Duncan’s bill has been widely panned by advocates of hate crimes legislation who are concerned it will delay passage of any measure. If Duncan’s bill passed the Senate – or senators make changes to the House bill – the measure would face another House vote. With just a few days remaining in the state legislative session, the delay could kill the measure.
Graham and other supporters who testified during the committee hearing on Thursday applauded Duncan’s bill for including hate crimes tracking. But they said lawmakers should push ahead with H.B. 426.
“We can come back and tweak that language in 2021. To delay this entire bill from becoming a law for another year does a disservice to people that are suffering today and the people who will suffer over the next year,” Graham said.

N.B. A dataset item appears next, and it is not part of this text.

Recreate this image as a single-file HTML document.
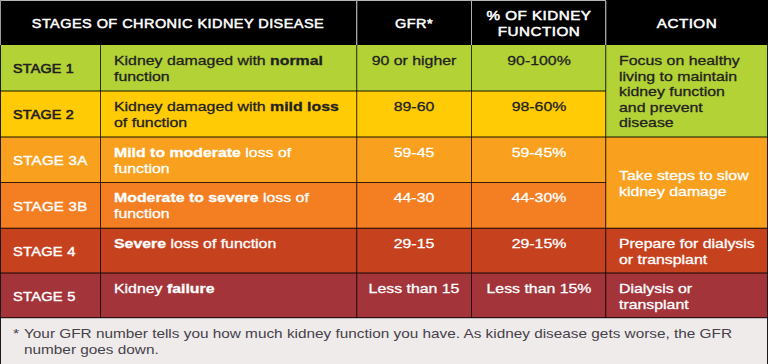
<!DOCTYPE html>
<html><head><meta charset="utf-8">
<style>
html,body{margin:0;padding:0;}
body{width:768px;height:364px;position:relative;overflow:hidden;background:#efebeb;font-family:"Liberation Sans",sans-serif;}
.bg{position:absolute;}
.t{position:absolute;white-space:nowrap;font-size:13px;line-height:15.5px;color:#231f20;transform:scaleX(1.22);transform-origin:0 0;-webkit-text-stroke:0.3px currentColor;}
.w{color:#fff;}
.h{font-weight:normal;color:#fff;text-align:center;transform:scaleX(1.115);transform-origin:50% 0;letter-spacing:0.4px;}
.c{text-align:center;transform-origin:50% 0;}
.st{font-weight:normal;transform:scaleX(1.13);margin-left:-1px;-webkit-text-stroke:0.4px currentColor;letter-spacing:0.2px;}
b{font-weight:bold;}
.h{-webkit-text-stroke:0.5px #fff;}
</style></head><body>
<!-- backgrounds -->
<div class="bg" style="left:0;top:0;width:768px;height:45px;background:#000"></div>
<div class="bg" style="left:0;top:45px;width:768px;height:46px;background:#b3d236"></div>
<div class="bg" style="left:0;top:91px;width:606px;height:46px;background:#ffcb05"></div>
<div class="bg" style="left:606px;top:45px;width:162px;height:92px;background:#b3d236"></div>
<div class="bg" style="left:0;top:137px;width:768px;height:45px;background:#f9a01e"></div>
<div class="bg" style="left:0;top:182px;width:606px;height:46px;background:#f47e22"></div>
<div class="bg" style="left:606px;top:137px;width:162px;height:91px;background:#f9a01e"></div>
<div class="bg" style="left:0;top:228px;width:768px;height:45px;background:#c6421f"></div>
<div class="bg" style="left:0;top:273px;width:768px;height:45px;background:#a3343a"></div>
<!-- header gray lines -->
<div class="bg" style="left:0;top:0;width:606px;height:1px;background:#b5b5b5"></div>
<div class="bg" style="left:0;top:0;width:1px;height:45px;background:#999"></div>
<div class="bg" style="left:356px;top:0;width:1px;height:45px;background:#a5a3a5"></div>
<div class="bg" style="left:357px;top:1px;width:1px;height:44px;background:#3a3a3a"></div>
<div class="bg" style="left:471px;top:0;width:1px;height:45px;background:#aeacae"></div>
<div class="bg" style="left:605px;top:0;width:1px;height:45px;background:#a5a3a5"></div>
<div class="bg" style="left:606px;top:1px;width:1px;height:44px;background:#3a3a3a"></div>
<!-- grid dark lines -->
<div class="bg" style="left:0;top:45px;width:1px;height:319px;background:#1a1a1a"></div>
<div class="bg" style="left:767px;top:45px;width:1px;height:319px;background:#1a1a1a"></div>
<div class="bg" style="left:100px;top:45px;width:1px;height:273px;background:rgba(0,0,0,.78)"></div>
<div class="bg" style="left:356px;top:45px;width:1px;height:273px;background:rgba(0,0,0,.62)"></div>
<div class="bg" style="left:357px;top:45px;width:1px;height:273px;background:rgba(0,0,0,.2)"></div>
<div class="bg" style="left:471px;top:45px;width:1px;height:273px;background:rgba(0,0,0,.75)"></div>
<div class="bg" style="left:605px;top:45px;width:1px;height:273px;background:rgba(0,0,0,.65)"></div>
<div class="bg" style="left:606px;top:45px;width:1px;height:273px;background:rgba(0,0,0,.2)"></div>
<div class="bg" style="left:0;top:90px;width:606px;height:2px;background:rgba(0,0,0,.45)"></div>
<div class="bg" style="left:0;top:136px;width:768px;height:2px;background:rgba(0,0,0,.45)"></div>
<div class="bg" style="left:0;top:182px;width:606px;height:1px;background:rgba(0,0,0,.78)"></div>
<div class="bg" style="left:0;top:227px;width:768px;height:1px;background:rgba(0,0,0,.25)"></div>
<div class="bg" style="left:0;top:228px;width:768px;height:1px;background:rgba(0,0,0,.65)"></div>
<div class="bg" style="left:0;top:272px;width:768px;height:2px;background:rgba(0,0,0,.45)"></div>
<div class="bg" style="left:0;top:317px;width:768px;height:1px;background:rgba(0,0,0,.7)"></div>
<div class="bg" style="left:0;top:318px;width:768px;height:1px;background:rgba(0,0,0,.2)"></div>

<!-- header text -->
<div class="t h" style="left:0;top:16px;width:356px;">STAGES OF CHRONIC KIDNEY DISEASE</div>
<div class="t h" style="left:356px;top:16px;width:116px;">GFR*</div>
<div class="t h" style="left:472px;top:8px;width:134px;transform:scaleX(1.17);">% OF KIDNEY<br>FUNCTION</div>
<div class="t h" style="left:606px;top:16px;width:162px;transform:scaleX(1.17);">ACTION</div>

<!-- stage labels -->
<div class="t st" style="left:14px;top:61px;transform:scaleX(1.1);-webkit-text-stroke:0.65px #231f20;">STAGE 1</div>
<div class="t st" style="left:14px;top:107px;transform:scaleX(1.1);-webkit-text-stroke:0.65px #231f20;">STAGE 2</div>
<div class="t st w" style="left:14px;top:152.5px;transform:scaleX(1.16);">STAGE 3A</div>
<div class="t st w" style="left:14px;top:198.5px;transform:scaleX(1.16);">STAGE 3B</div>
<div class="t st w" style="left:14px;top:243.5px;">STAGE 4</div>
<div class="t st w" style="left:14px;top:288.5px;">STAGE 5</div>

<!-- descriptions -->
<div class="t" style="left:114px;top:53px;">Kidney damaged with <b>normal</b><br>function</div>
<div class="t" style="left:114px;top:99px;">Kidney damaged with <b>mild loss</b><br>of function</div>
<div class="t w" style="left:114px;top:145px;"><b>Mild to moderate</b> loss of<br>function</div>
<div class="t w" style="left:114px;top:190px;"><b>Moderate to severe</b> loss of<br>function</div>
<div class="t w" style="left:114px;top:236px;"><b>Severe</b> loss of function</div>
<div class="t w" style="left:114px;top:281px;">Kidney <b>failure</b></div>

<!-- GFR -->
<div class="t c" style="left:356px;top:53px;width:116px;">90 or higher</div>
<div class="t c" style="left:356px;top:99px;width:116px;">89-60</div>
<div class="t c w" style="left:356px;top:145px;width:116px;">59-45</div>
<div class="t c w" style="left:356px;top:190px;width:116px;">44-30</div>
<div class="t c w" style="left:356px;top:236px;width:116px;">29-15</div>
<div class="t c w" style="left:356px;top:281px;width:116px;">Less than 15</div>

<!-- % -->
<div class="t c" style="left:472px;top:53px;width:134px;">90-100%</div>
<div class="t c" style="left:472px;top:99px;width:134px;">98-60%</div>
<div class="t c w" style="left:472px;top:145px;width:134px;">59-45%</div>
<div class="t c w" style="left:472px;top:190px;width:134px;">44-30%</div>
<div class="t c w" style="left:472px;top:236px;width:134px;">29-15%</div>
<div class="t c w" style="left:472px;top:281px;width:134px;">Less than 15%</div>

<!-- action -->
<div class="t" style="left:619px;top:53px;">Focus on healthy<br>living to maintain<br>kidney function<br>and prevent<br>disease</div>
<div class="t w" style="left:619px;top:168px;">Take steps to slow<br>kidney damage</div>
<div class="t w" style="left:619px;top:236px;">Prepare for dialysis<br>or transplant</div>
<div class="t w" style="left:619px;top:281px;">Dialysis or<br>transplant</div>

<!-- footer -->
<div class="t" style="left:13px;top:326px;color:#454149;-webkit-text-stroke:0;">*</div>
<div class="t" style="left:24px;top:326px;color:#454149;transform:scaleX(1.18);-webkit-text-stroke:0;">Your GFR number tells you how much kidney function you have. As kidney disease gets worse, the GFR<br>number goes down.</div>
</body></html>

Earlier on Thursday, the five LGBTQ members of the state House – Reps. Park Cannon, Karla Drenner, Sam Park, Renitta Shannon and Matthew Wilson – held a press conference (bottom photo) to call for passage of the hate crimes bill – and to harshly criticize Duncan’s proposal.
“Crimes of hate or bias are uniquely important, socially devastating and warrant enhanced public attention and action. What distinguishes a bias or a hate crime from others is not the act itself but the animus that propels its commission,” Drenner, a co-sponsor of H.B. 426, said during the press conference.
Cannon, who said she was the victim of a hate crime in college, criticized Duncan’s bill for allowing hate crime without an arrest to be hidden from the public.
“For the inclusion of survivors of hate crimes and bias-motivated incidents, we desperately need for the public to be able to view who is committing these crimes, whether or not an arrest is made,” Cannon said.